— BEGIN —

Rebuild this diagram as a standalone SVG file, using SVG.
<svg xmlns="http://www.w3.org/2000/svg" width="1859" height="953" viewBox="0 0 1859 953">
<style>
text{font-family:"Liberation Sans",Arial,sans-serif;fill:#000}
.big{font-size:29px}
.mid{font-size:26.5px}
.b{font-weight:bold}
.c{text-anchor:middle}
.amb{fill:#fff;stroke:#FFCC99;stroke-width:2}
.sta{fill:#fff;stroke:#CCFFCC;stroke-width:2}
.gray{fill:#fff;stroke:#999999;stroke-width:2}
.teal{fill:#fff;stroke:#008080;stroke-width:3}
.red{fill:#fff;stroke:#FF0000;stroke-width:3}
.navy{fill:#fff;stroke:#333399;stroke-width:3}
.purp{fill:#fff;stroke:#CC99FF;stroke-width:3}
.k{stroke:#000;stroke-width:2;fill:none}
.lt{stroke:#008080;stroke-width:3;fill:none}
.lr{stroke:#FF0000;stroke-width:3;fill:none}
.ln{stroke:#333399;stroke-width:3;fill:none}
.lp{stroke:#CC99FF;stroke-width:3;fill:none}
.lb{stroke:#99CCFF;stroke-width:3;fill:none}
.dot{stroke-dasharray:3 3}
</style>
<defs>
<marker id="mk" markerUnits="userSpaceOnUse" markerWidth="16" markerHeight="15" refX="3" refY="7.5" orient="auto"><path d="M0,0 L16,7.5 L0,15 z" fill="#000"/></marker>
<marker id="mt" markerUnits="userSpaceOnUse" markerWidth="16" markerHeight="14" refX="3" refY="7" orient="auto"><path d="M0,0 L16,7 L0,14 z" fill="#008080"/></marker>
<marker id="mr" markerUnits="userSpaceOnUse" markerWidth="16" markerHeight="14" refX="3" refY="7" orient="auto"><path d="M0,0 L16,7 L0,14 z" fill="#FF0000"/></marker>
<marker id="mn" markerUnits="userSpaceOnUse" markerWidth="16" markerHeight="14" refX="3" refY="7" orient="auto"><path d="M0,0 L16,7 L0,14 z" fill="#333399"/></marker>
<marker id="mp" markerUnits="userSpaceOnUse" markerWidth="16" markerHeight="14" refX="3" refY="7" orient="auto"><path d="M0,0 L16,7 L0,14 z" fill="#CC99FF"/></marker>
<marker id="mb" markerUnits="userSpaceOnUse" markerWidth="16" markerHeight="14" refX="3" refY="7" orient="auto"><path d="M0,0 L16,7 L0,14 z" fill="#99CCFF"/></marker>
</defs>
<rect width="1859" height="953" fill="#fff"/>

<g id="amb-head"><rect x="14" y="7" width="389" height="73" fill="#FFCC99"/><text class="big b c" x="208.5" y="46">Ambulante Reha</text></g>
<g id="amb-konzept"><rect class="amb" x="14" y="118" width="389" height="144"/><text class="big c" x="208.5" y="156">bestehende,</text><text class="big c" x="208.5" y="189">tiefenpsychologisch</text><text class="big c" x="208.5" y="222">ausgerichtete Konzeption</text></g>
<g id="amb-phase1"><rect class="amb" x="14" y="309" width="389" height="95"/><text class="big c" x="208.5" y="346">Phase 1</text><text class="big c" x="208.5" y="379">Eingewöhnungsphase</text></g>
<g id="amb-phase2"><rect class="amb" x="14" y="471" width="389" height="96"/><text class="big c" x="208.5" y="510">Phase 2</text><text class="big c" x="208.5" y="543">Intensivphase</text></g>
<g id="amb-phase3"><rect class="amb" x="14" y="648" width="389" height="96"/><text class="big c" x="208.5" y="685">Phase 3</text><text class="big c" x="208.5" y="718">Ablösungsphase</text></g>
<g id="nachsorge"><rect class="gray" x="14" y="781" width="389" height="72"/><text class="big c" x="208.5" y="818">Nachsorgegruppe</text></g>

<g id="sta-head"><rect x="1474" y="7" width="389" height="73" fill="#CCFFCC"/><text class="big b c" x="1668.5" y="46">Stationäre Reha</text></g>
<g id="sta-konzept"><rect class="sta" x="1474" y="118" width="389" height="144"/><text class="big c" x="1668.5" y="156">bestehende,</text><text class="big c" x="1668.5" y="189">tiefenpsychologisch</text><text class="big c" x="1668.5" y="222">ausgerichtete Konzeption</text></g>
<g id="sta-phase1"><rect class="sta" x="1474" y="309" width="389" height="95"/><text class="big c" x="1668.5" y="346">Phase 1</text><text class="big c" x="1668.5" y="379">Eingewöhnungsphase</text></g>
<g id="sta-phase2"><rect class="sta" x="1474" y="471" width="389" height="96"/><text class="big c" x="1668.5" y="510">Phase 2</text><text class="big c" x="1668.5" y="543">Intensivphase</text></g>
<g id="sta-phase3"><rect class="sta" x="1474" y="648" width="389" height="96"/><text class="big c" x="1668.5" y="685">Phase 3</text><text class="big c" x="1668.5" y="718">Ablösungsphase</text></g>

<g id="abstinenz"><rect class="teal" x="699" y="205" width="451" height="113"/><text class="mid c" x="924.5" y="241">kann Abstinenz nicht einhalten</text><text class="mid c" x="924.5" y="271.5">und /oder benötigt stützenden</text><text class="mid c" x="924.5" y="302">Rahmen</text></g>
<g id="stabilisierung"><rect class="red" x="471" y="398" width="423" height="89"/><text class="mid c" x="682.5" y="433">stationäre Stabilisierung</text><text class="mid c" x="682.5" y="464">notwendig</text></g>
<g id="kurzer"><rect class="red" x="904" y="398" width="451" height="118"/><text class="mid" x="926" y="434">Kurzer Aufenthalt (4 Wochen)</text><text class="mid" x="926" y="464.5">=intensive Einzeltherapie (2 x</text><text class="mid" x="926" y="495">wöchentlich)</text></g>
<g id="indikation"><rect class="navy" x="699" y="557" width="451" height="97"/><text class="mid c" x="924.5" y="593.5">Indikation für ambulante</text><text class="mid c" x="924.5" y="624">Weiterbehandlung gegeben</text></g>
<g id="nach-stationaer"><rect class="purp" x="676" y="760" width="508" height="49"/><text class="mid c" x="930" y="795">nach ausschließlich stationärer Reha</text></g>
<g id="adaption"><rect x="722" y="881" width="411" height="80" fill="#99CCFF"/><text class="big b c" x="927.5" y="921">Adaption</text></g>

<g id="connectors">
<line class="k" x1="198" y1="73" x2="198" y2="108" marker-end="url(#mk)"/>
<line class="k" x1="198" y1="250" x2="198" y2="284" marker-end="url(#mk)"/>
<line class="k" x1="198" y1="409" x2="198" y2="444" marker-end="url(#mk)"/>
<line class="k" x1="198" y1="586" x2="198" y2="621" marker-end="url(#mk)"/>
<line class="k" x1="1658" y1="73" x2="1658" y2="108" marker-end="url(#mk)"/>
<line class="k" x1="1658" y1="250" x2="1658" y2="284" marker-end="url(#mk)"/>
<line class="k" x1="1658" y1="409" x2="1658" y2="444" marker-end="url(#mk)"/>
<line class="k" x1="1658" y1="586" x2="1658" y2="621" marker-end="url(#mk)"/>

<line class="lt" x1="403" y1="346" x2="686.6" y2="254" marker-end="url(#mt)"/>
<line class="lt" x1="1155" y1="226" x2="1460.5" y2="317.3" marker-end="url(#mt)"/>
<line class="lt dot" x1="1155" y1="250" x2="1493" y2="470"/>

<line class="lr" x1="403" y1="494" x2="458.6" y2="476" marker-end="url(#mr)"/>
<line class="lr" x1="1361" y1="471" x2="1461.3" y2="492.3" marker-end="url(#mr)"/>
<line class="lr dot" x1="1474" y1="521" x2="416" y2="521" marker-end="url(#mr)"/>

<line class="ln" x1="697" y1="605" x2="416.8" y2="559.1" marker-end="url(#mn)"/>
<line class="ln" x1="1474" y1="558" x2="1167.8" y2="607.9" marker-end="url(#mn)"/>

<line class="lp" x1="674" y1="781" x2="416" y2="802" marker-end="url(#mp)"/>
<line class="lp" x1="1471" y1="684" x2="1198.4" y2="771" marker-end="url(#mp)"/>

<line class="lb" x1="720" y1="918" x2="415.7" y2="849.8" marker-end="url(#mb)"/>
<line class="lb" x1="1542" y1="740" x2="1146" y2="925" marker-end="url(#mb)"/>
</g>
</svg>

— END —
— BEGIN —

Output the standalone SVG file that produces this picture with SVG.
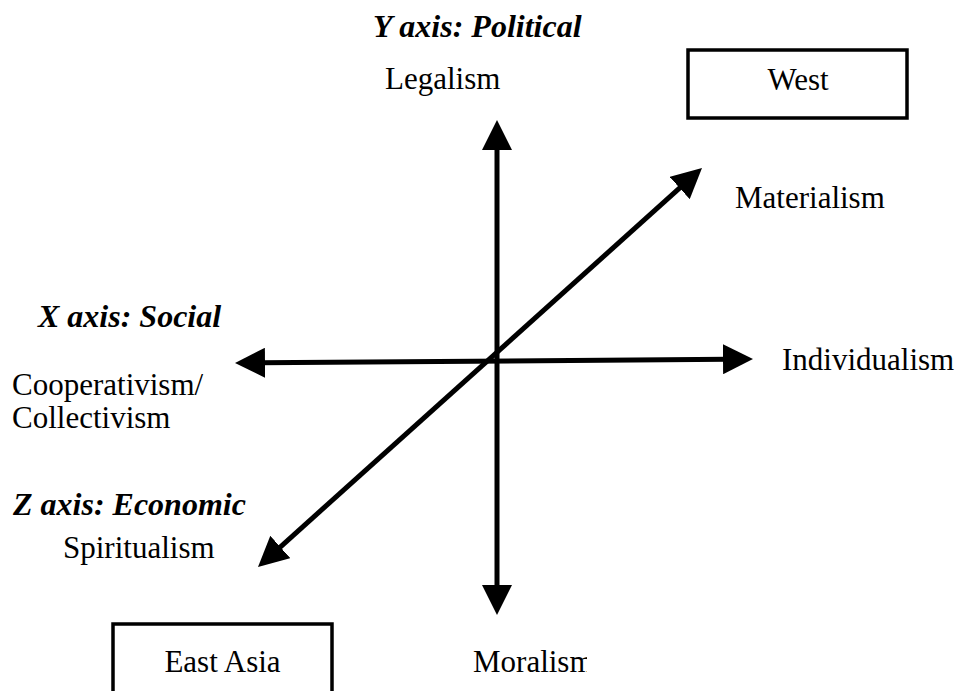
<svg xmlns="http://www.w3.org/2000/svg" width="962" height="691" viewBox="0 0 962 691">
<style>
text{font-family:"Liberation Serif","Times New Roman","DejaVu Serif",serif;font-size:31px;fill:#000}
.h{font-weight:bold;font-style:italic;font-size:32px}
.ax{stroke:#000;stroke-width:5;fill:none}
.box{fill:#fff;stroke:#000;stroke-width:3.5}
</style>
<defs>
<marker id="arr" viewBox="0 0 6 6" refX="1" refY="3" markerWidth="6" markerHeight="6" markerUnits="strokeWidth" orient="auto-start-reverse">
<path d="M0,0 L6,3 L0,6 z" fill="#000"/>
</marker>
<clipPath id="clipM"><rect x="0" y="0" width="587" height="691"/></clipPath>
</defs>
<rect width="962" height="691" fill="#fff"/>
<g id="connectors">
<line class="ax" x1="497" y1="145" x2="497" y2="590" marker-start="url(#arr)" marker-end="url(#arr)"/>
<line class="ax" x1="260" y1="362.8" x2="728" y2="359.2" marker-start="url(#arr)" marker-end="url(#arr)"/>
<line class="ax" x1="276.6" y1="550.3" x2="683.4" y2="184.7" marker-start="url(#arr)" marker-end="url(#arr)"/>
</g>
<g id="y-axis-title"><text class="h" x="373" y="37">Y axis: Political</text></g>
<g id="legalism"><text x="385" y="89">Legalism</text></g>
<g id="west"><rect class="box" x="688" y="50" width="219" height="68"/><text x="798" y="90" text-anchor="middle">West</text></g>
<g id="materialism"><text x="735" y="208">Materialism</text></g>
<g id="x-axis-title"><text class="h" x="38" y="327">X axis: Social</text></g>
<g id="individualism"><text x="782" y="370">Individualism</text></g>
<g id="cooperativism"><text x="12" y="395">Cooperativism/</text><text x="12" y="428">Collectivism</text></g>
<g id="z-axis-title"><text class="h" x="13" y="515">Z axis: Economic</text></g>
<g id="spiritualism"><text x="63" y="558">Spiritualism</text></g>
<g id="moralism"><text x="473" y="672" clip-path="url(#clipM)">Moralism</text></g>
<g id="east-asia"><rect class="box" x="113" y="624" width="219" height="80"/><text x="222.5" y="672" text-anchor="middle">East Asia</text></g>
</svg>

— END —
— BEGIN —

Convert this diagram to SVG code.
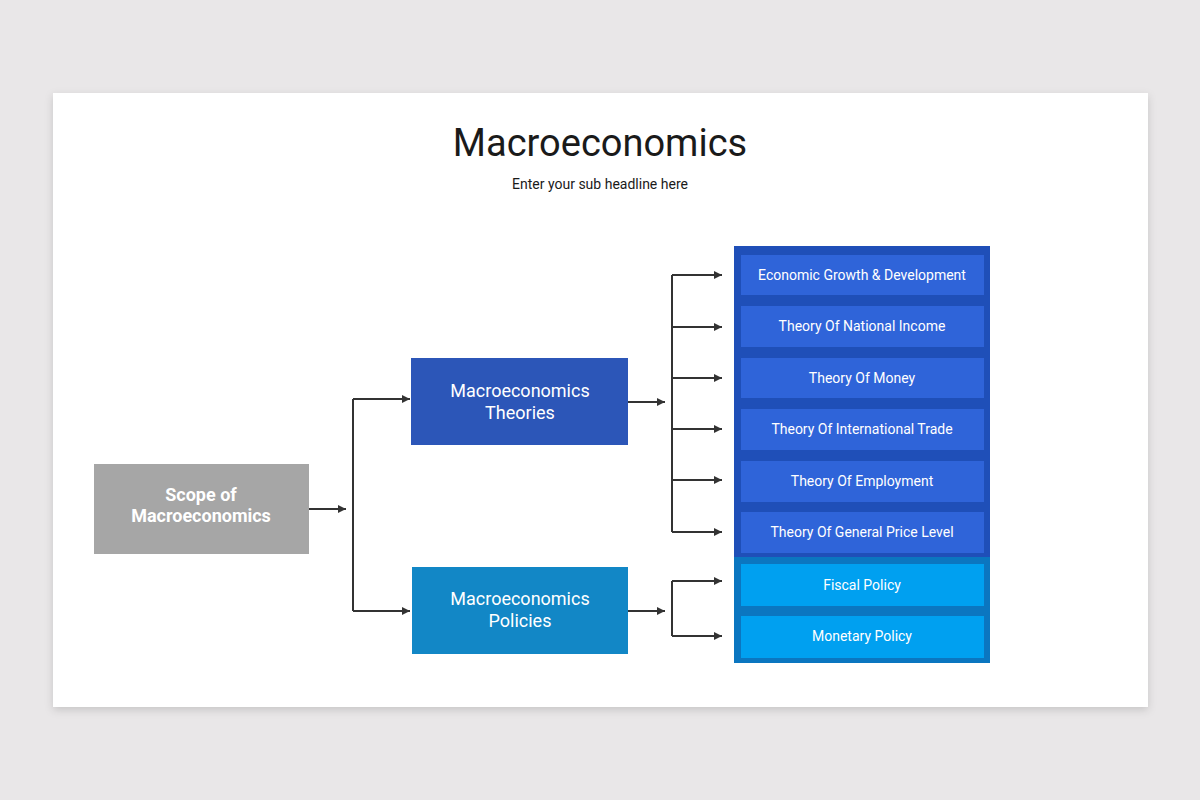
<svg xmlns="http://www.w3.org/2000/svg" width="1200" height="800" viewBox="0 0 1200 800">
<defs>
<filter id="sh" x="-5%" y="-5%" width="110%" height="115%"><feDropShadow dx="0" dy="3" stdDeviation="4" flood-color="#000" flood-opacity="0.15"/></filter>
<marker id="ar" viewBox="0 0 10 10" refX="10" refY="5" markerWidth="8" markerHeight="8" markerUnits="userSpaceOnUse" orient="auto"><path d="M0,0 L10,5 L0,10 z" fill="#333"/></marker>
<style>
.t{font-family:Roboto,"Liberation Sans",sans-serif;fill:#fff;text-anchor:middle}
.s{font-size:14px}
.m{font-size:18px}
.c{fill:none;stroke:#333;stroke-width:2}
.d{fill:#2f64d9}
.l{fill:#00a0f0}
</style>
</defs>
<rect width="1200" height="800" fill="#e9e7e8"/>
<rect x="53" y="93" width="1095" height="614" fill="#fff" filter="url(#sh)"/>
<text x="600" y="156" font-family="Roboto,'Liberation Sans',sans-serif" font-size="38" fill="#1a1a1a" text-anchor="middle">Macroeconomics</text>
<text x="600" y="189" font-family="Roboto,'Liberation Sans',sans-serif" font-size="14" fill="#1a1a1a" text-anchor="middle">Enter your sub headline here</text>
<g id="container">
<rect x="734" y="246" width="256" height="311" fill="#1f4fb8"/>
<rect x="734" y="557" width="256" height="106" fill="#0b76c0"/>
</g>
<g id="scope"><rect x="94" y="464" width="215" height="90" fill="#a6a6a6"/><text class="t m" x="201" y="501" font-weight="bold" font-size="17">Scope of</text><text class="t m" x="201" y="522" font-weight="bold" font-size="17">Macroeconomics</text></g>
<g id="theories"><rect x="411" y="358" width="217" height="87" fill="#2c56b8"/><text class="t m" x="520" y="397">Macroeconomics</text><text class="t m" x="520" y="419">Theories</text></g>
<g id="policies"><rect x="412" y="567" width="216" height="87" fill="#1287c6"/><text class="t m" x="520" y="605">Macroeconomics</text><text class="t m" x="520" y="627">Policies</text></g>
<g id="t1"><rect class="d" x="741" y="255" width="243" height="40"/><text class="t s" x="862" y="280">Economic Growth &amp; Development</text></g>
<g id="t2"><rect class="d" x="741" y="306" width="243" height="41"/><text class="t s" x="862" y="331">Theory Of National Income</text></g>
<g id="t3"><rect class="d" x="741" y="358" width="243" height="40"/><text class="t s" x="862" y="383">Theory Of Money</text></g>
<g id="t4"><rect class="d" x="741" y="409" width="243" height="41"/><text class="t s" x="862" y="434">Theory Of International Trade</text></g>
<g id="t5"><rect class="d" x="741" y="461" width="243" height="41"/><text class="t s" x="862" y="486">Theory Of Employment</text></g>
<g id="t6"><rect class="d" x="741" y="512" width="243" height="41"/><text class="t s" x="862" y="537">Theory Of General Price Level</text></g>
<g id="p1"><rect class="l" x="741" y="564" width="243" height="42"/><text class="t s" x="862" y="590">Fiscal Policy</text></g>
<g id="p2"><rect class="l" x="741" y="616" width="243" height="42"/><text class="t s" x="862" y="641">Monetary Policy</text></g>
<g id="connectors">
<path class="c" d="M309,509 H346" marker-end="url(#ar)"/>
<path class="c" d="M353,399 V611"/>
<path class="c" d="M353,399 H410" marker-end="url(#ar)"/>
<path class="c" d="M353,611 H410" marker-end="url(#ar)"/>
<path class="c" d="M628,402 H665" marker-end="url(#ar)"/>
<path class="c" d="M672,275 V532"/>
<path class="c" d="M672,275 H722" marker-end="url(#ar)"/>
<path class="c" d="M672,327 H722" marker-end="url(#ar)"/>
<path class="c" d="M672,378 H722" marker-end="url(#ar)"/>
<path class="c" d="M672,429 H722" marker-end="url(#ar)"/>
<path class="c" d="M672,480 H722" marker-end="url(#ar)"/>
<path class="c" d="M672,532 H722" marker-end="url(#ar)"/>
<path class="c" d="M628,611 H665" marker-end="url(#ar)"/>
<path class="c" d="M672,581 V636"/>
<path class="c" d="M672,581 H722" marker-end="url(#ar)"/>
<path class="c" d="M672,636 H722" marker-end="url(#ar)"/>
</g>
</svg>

— END —

What you are asked to do:
Copy every line in the listing above where the string "diagram" turns up.

The solution:
Rebuild this diagram as a standalone SVG file, using SVG.
Convert this diagram to SVG code.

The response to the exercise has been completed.